O que ouvi no noticiário a meio da tarde fez-me, de imediato, abandonar o carro numa colina isolada a norte de Alverca. De seguida, contornei a colina, segui a pé pela parte debaixo da auto-estrada a rebentar de trânsito e, depois, sem qualquer norte, sem direcção ou rumo, corri entre estradas velhas, atalhos, barracas, prédios de quinze andares no meio da lama; acampamentos de ciganos, quiosques, armazéns clandestinos, gráficas; oficinas de recauchutagem de pneus, casas saloias, tascas cheias de ferroviários, viadutos e alguns passeios esventrados. Na feira do relógio, comprei um casaco e novos óculos escuros. Deambulei pela Avenida do Brasil, pelos lagos do Campo Grande e só me vinha à mente os olhos de Sara, os gestos de Leonor; Luísa a saltar as grandes ondas de Porto Covo. Advinham-me imagens coloridas das ruas de Banguecoque, da tromba de água do Índico, das casas brancas de Djibouti; via diante de mim as meninas de Porto Brandão, os aplausos sem fim do ‘Tostões e Biliões’, a minha desconhecida filha, ou os olhos ávidos da Dona Olga; revia o Porfírio gigante e cheio de tatuagens, o Maremagnum catalão, o mordomo; enfim, tudo aquilo era eu, perdido de sentidos, na Estrela ou no Jardim do Paço do Lumiar a contemplar um céu avermelhado e sem qualquer explicação. Senti-me tonto, fraco, frágil e sem forças. Sentei-me num dos bancos de jardim do Campo Grande e pensei - Já chega! Já chega. Chega de fugas, de fingimentos, de duplos. Chega de desventuras. Serei assim tão anormal? Não será possível contar toda esta minha história a alguém e ser ouvido? Poderei alguma vez vir a ser perdoado? Mas perdoado pelo quê?

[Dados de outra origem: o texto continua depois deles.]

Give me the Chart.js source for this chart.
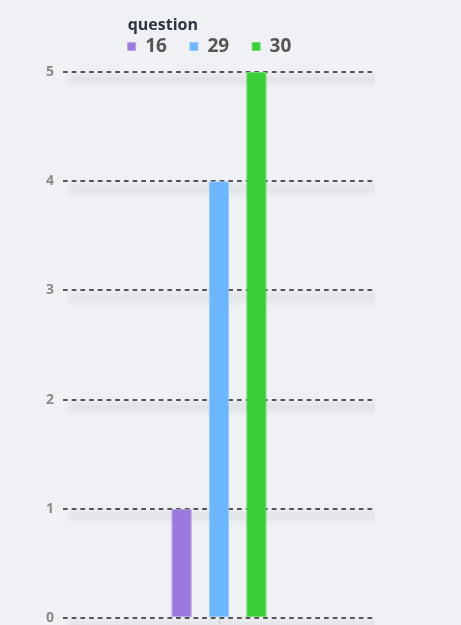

A todo o momento, a polícia pode cercar-me, levar-me, ou interrogar-me. Antes isso. Estou aqui no Campo Grande, a sós, livre de querer e de ser, mas, seja como for, à vossa disposição, de todos. Pensei. E pela cabeça passava-me tudo, tudo: era o funeral da Estrela, os cartazes ostentando o meu rosto de Adão hilariante, o antigo fadista dos seguros, a Arlete a dançar à noite nos jardins de Belém; as belas putas do Pireu, o aeroporto de Dubai, as águas-furtadas de Barcelona e Sara e eu num sonho de Verão, em Cascais. Foi então que, sem medo de nada, de rigorosamente nada, me meti no metro. Fosse o que fosse. Circulei, estação após estação, até ao Marquês de Pombal e daí até à Baixa-Chiado. Talvez a secreta notoriedade do nome do Chiado, boémio de gema, homem de perdição, me tivesse atraído. Mas a quê?